Heating constitutes nearly 30% of household energy use across Europe and North America. Accurate load calculation is a cornerstone of decarbonization roadmaps because it enables right-sized equipment that operates at peak efficiency. For electrification projects, sizing precision ensures that air-to-water heat pumps can maintain setpoints without spiraling backup resistance consumption. Researchers at multiple universities have shown that meticulous load modeling can cut retrofit costs by 8–12% while improving comfort metrics. By pairing the calculator with envelope upgrades, homeowners and professionals can prioritize investments that provide the highest kilowatt-hour savings per euro spent.

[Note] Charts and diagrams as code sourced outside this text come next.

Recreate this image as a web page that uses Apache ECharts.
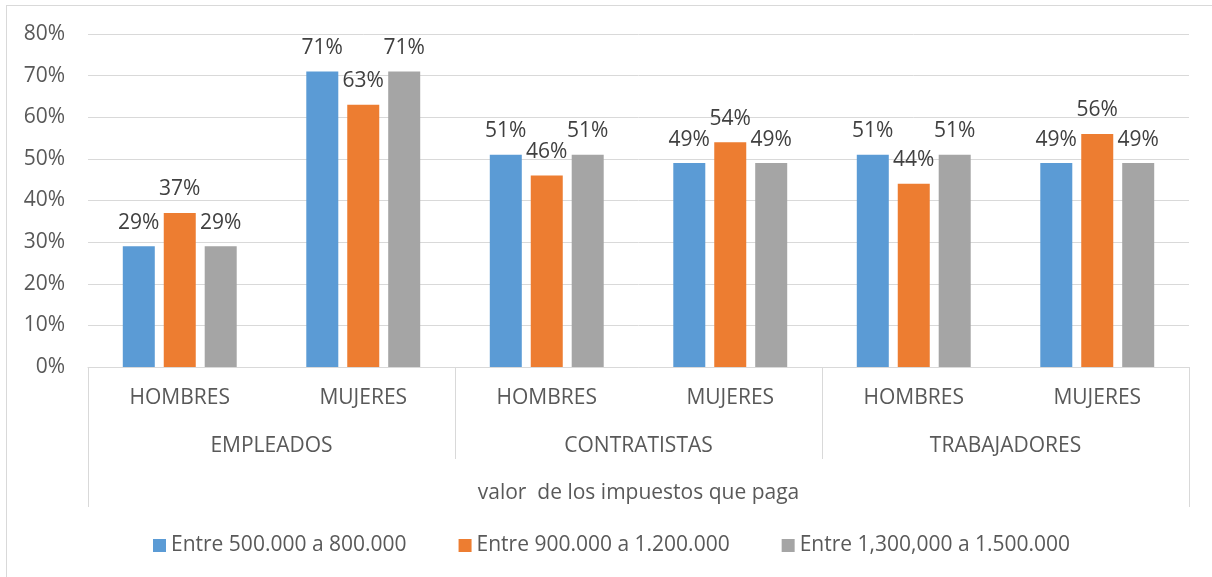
<!DOCTYPE html>
<html>
<head>
<meta charset="utf-8">
<script src="https://cdn.jsdelivr.net/npm/echarts@6/dist/echarts.min.js"></script>
<style>
  html, body { margin: 0; padding: 0; background: #fff; }
  #chart { width: 1212px; height: 577px; position: relative; }
  #frame { position: absolute; left: 6px; top: 5px; width: 1300px; height: 700px; border: 1px solid #d9d9d9; pointer-events: none; }
</style>
</head>
<body>
<div id="chart"></div>
<div id="frame"></div>
<script>
// categorias
const subCats = ["HOMBRES", "MUJERES", "HOMBRES", "MUJERES", "HOMBRES", "MUJERES"];
const groups = ["EMPLEADOS", "CONTRATISTAS", "TRABAJADORES"];
const axisTitle = ["valor  de los impuestos que paga"];
const yTicks = [0, 80, 10]; // min, max, interval

// series (%)
const seriesNames = ["Entre 500.000 a 800.000", "Entre 900.000 a 1.200.000", "Entre 1,300,000 a 1.500.000"];
const rango1 = [29, 71, 51, 49, 51, 49];
const rango2 = [37, 63, 46, 54, 44, 56];
const rango3 = [29, 71, 51, 49, 51, 49];
const colors = ["#5B9BD5", "#ED7D31", "#A5A5A5"];

const font = "'Open Sans', sans-serif";
const txt = "#595959";
const fs = 21;

let myChart = echarts.init(document.getElementById("chart"));

function barSeries(name, data, color) {
  return {
    name: name,
    type: "bar",
    data: data,
    barWidth: 32,
    barGap: "28%",
    itemStyle: { color: color },
    label: {
      show: true,
      position: "top",
      distance: 13,
      formatter: "{c}%",
      fontFamily: font,
      fontSize: fs,
      color: "#404040",
    },
  };
}

let option = {
  animation: false,
  textStyle: { fontFamily: font },
  grid: { left: 88, right: 23, top: 34, bottom: 210 },
  legend: {
    data: seriesNames,
    left: 148,
    top: 530,
    icon: "rect",
    itemWidth: 13,
    itemHeight: 13,
    itemGap: 52,
    textStyle: { fontFamily: font, fontSize: fs, color: txt },
  },
  xAxis: [
    {
      type: "category",
      position: "bottom",
      data: subCats,
      axisLine: { lineStyle: { color: "#d9d9d9", width: 1 } },
      axisTick: { show: false },
      axisLabel: { margin: 21, fontFamily: font, fontSize: fs, color: txt, interval: 0 },
    },
    {
      type: "category",
      position: "bottom",
      data: groups,
      axisLine: { show: false },
      axisTick: { show: true, length: 92, lineStyle: { color: "#d9d9d9" } },
      axisLabel: { margin: 69, fontFamily: font, fontSize: fs, color: txt, interval: 0 },
    },
    {
      type: "category",
      position: "bottom",
      data: axisTitle,
      axisLine: { show: false },
      axisTick: { show: true, length: 140, lineStyle: { color: "#d9d9d9" } },
      axisLabel: { margin: 116, fontFamily: font, fontSize: fs, color: txt },
    },
  ],
  yAxis: {
    type: "value",
    min: yTicks[0],
    max: yTicks[1],
    interval: yTicks[2],
    axisLine: { show: false },
    axisTick: { show: false },
    axisLabel: { formatter: "{value}%", margin: 23, fontFamily: font, fontSize: fs, color: txt },
    splitLine: { lineStyle: { color: "#d9d9d9" } },
  },
  series: [
    barSeries(seriesNames[0], rango1, colors[0]),
    barSeries(seriesNames[1], rango2, colors[1]),
    barSeries(seriesNames[2], rango3, colors[2]),
  ],
};
option && myChart.setOption(option);
</script>
</body>
</html>
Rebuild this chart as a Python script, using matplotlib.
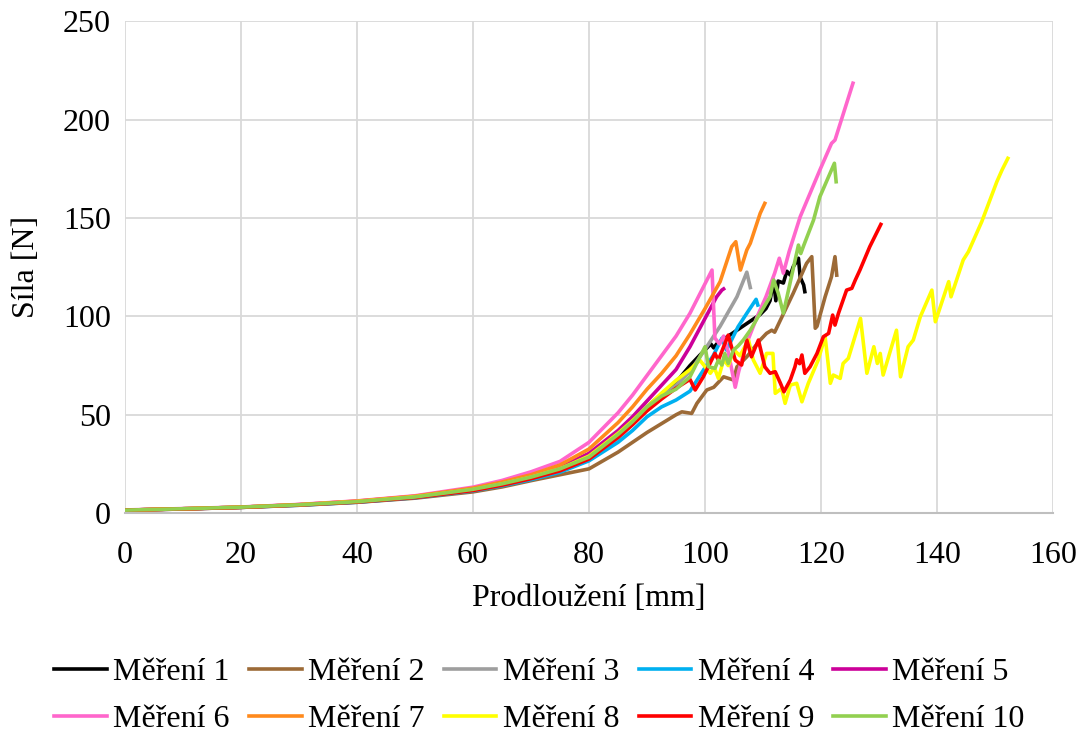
import matplotlib
matplotlib.use('Agg')
import matplotlib.pyplot as plt

plt.rcParams['font.family'] = ['Liberation Serif', 'DejaVu Serif']

xb = [0, 10, 20, 30, 40, 50, 60, 65, 70, 75, 80, 85, 87.5, 90, 92.5, 95]

x1 = xb + [97.4, 99, 100, 101, 101.5, 102, 103, 104, 105, 106, 107, 108, 109.5, 110.5, 111.2, 111.8, 112.2,
           112.6, 113.5, 114.1, 114.7, 115.2, 115.8, 116.1, 116.4, 117, 117.2]
y1 = [1.5, 2.2, 3.0, 4.2, 5.8, 8.2, 11.8, 14.6, 18, 22, 28, 39, 46, 54, 60.5, 66.5,
      75, 80, 83, 86, 84, 86, 88, 90, 92, 94, 96, 98, 101, 104, 108, 118.5, 108,
      118, 117, 123, 121, 125.3, 128, 129.6, 120, 116, 112.6]

x2 = xb + [96, 97.7, 98.6, 100.3, 101.5, 103.2, 104.9, 105.5, 107.2, 109.5, 110.6, 111.5, 112, 113, 115.2,
           117.5, 118.4, 119, 119.3, 120.7, 121.8, 122.4, 122.7]
y2 = [1.5, 2.1, 2.9, 4.0, 5.5, 7.6, 10.8, 13.3, 16.5, 19.5, 22.5, 31, 36, 41, 45.5, 50,
      51.5, 50.7, 55.8, 62.6, 64, 69.3, 67.7, 74.4, 79.5, 88, 91.4, 93, 92, 98.2, 111.8,
      127, 130.4, 94, 95, 110, 120.2, 130.4, 121]

x3 = xb + [97.4, 100.3, 102.6, 105.5, 107.2, 107.8]
y3 = [1.5, 2.2, 3.0, 4.2, 5.7, 8.0, 11.6, 14.4, 17.8, 21.8, 27.3, 38, 45, 52.5, 59, 65,
      72, 84.6, 95, 110, 122.5, 114.7]

x4 = xb + [97.4, 100, 101.4, 102.9, 103.7, 105.7, 107.2, 108.8, 109.1]
y4 = [1.5, 2.1, 2.9, 4.0, 5.5, 7.8, 11.3, 13.9, 17, 20.8, 26.6, 36, 42, 49, 54, 57.5,
      62, 74, 80, 88.9, 82.9, 94.8, 101.6, 108.7, 105.8]

x5 = xb + [97.4, 100, 102, 102.9, 103.2]
y5 = [1.5, 2.2, 3.0, 4.3, 6.0, 8.5, 12.3, 15.2, 19, 23.3, 30.4, 42, 49, 57, 65, 73,
      84.6, 99, 110, 113.4, 114]

x6 = xb + [97.4, 101.2, 101.7, 102.5, 103.2, 104, 105.2, 105.8, 107, 109, 110.5, 112, 112.8, 113.5, 114.5,
           116.4, 119.8, 121.8, 122.4, 125.5]
y6 = [1.6, 2.3, 3.1, 4.4, 6.2, 8.8, 13.2, 16.6, 21, 26.3, 36, 51, 60, 70, 80, 90,
      101.6, 123.6, 89, 86, 90, 82, 64, 72, 85, 100, 110, 122, 129.6, 122, 133,
      150.7, 174.5, 188, 189.7, 218.6]

x7 = xb + [97.4, 100, 102.6, 104.6, 105.3, 106.1, 107.2, 107.8, 109.5, 110.3]
y7 = [1.5, 2.2, 3.0, 4.3, 6.1, 8.6, 12.7, 15.8, 19.5, 24.5, 32.6, 46, 54, 63, 71, 80,
      91, 104, 117.7, 135.5, 138, 123.6, 133.8, 137.2, 152.4, 157.5]

x8 = xb + [97.4, 99.1, 100.9, 101.6, 102.3, 103.2, 104, 105, 106, 107.5, 108.3, 109.5, 110.6, 111.7, 112.1,
           113.2, 113.8, 114.7, 115.8, 116.7, 117.8, 119.5, 120.7, 121.6, 122.1, 123.3, 123.8, 124.7, 126.8,
           127.9, 129.1, 129.7, 130.2, 130.7, 133, 133.7, 135, 135.9, 137.1, 139.1, 139.7, 142, 142.4, 144.5,
           145.4, 147.7, 150.3, 151.2, 152.2]
y8 = [1.5, 2.2, 3.0, 4.2, 5.8, 8.2, 11.9, 14.8, 18.2, 22.5, 29, 40.5, 47, 54, 61, 67.5,
      73, 77.8, 71.1, 74, 68.5, 78, 75, 83, 80, 88, 78, 71.1, 81.2, 81.2, 60.9,
      63.4, 55.8, 65.1, 66, 56.6, 66, 77.8, 89.7, 66, 70.2, 68.5, 76.1, 78.7, 99,
      71.1, 84.6, 76.1, 81.2, 70.2, 93, 69.3, 84.6, 88, 99.8, 113.4, 97.3, 117.7, 110, 128.7,
      132.9, 148.2, 168.5, 174.5, 180.4]

x9 = xb + [97.4, 98.3, 99.7, 101.7, 102.3, 104, 105.2, 106.3, 107.2, 108, 109.2, 110.3, 111.2, 112.1, 113,
           113.6, 114.7, 115.5, 115.8, 116.3, 116.7, 117.2, 118.1, 119.3, 120.4, 121.3, 122, 122.4, 123,
           124.4, 125.3, 125.9, 126.7, 128.4, 130.3]
y9 = [1.5, 2.1, 2.9, 4.1, 5.6, 7.9, 11.5, 14.2, 17.5, 21.5, 27.5, 38.5, 45, 52, 58, 63.5,
      68, 62.6, 69.3, 81.2, 77.8, 90.5, 77.8, 75.3, 88, 79.5, 88, 74.4, 71.1, 71.9, 66,
      61.7, 67.7, 74.4, 78, 76, 80.4, 71.1, 74.4, 81.2, 89.7, 91.4, 100.7, 95.6, 101.6,
      113.4, 114.3, 118.5, 123.6, 135.5, 146.8]

x10 = xb + [97.4, 100, 100.6, 101.7, 102.3, 102.9, 103.4, 104, 104.9, 105.7, 106.6, 107.8, 109.5, 111.2,
            111.8, 112.6, 113.5, 116.1, 116.5, 117, 118.7, 119.8, 122.3, 122.6]
y10 = [1.5, 2.2, 3.0, 4.2, 5.8, 8.2, 12.1, 14.9, 18.3, 22.5, 28.5, 40, 46.5, 54, 59.5, 63,
       69.3, 84.6, 74.4, 73.6, 77.8, 75.3, 81.2, 76.1, 82.9, 85, 88, 93, 101.6, 110,
       118.5, 112, 101.6, 136.3, 132, 136, 149, 160.9, 177.9, 168.5]

xs = [x1, x2, x3, x4, x5, x6, x7, x8, x9, x10]
ys = [y1, y2, y3, y4, y5, y6, y7, y8, y9, y10]
labels = ['Měření %d' % i for i in range(1, 11)]
colors = ['#000000', '#9C6A37', '#9E9E9E', '#00B0F0', '#CC0099',
          '#FF66CC', '#FF8A1C', '#FFFF00', '#FF0000', '#92D050']

fig = plt.figure(figsize=(10.79, 7.33), dpi=100)
ax = fig.add_axes([0.1158, 0.300, 0.8602, 0.6707])

lines = []
for x, y, lab, c in zip(xs, ys, labels, colors):
    l, = ax.plot(x, y, color=c, lw=2.6, label=lab, solid_joinstyle='round')
    lines.append(l)

ax.set_xlim(0, 160)
ax.set_ylim(0, 250)
ax.set_xticks(range(0, 161, 20))
ax.set_yticks(range(0, 251, 50))
ax.grid(True, color='#D9D9D9', lw=1.3)
ax.set_axisbelow(True)
for s in ['top', 'right', 'left']:
    ax.spines[s].set_visible(False)
ax.spines['bottom'].set_color('#BFBFBF')
ax.spines['bottom'].set_linewidth(1.5)
ax.tick_params(length=0, labelsize=23)
ax.tick_params(axis='x', pad=20)
ax.tick_params(axis='y', pad=10)
ax.set_xlabel('Prodloužení [mm]', fontsize=23, labelpad=10)
ax.set_ylabel('Síla [N]', fontsize=23, labelpad=16)

# legend filled row by row
order = [0, 5, 1, 6, 2, 7, 3, 8, 4, 9]
fig.legend([lines[i] for i in order], [labels[i] for i in order],
           loc='lower center', bbox_to_anchor=(0.5, -0.028), ncol=5, frameon=False, fontsize=23,
           handlelength=1.65, handletextpad=0.2, columnspacing=0.6, labelspacing=0.55, borderpad=0.1)

plt.savefig('out.png', dpi=100)
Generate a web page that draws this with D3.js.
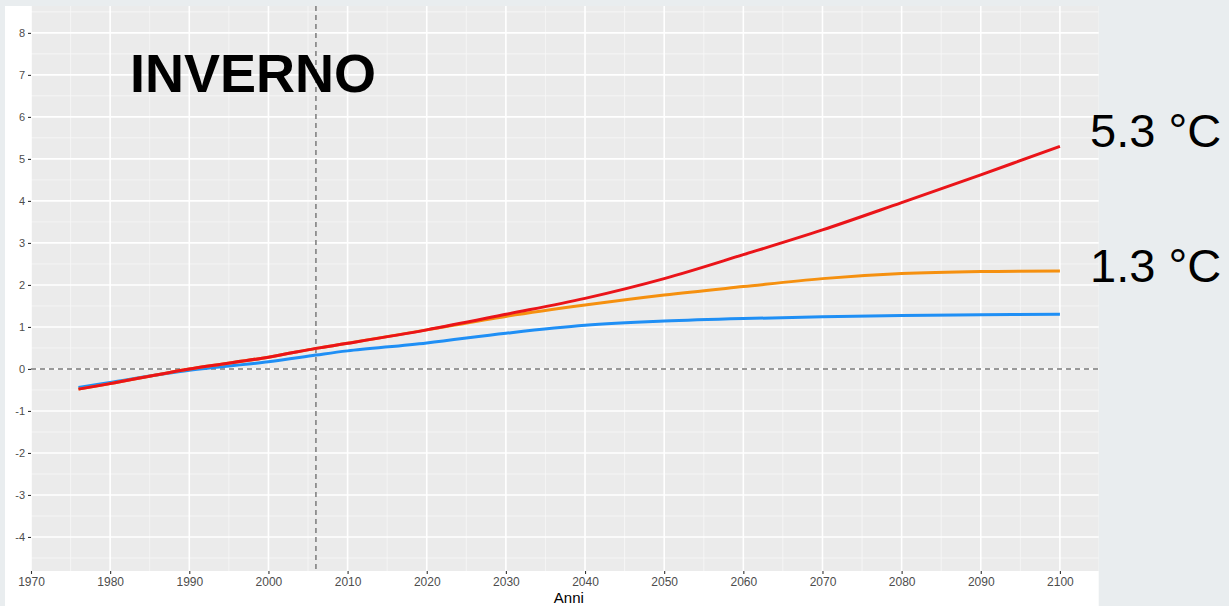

Putting the Calculator into Practice

Imagine a 140 m² detached house with 2.4 m ceilings in a cold inland climate (-5 °C design temperature). The owners upgraded to double glazing but still have moderate infiltration. Entering these inputs yields a net load around 11 kW, and the calculator recommends a 12.6 kW boiler after applying efficiency and margins. If the owners invest in air sealing and attic insulation, they can switch the insulation category to “Modern Building Regulations,” reducing the load to roughly 8.4 kW. This single change can save thousands on equipment and operating costs, demonstrating how actionable the tool becomes for renovation planning.

Conclusion

A central heating calculator expressed in kilowatts condenses complex thermodynamic principles into a decision-ready number. By combining precise building metrics with climate-aware modeling and efficiency adjustments, it equips homeowners, engineers, and energy auditors with the insight needed to size boilers, heat pumps, and hybrid systems responsibly. Use the calculator iteratively—plug in proposed upgrades, evaluate technology swaps, and fine-tune safety margins—to build a heating strategy that balances comfort, capital cost, and carbon footprint.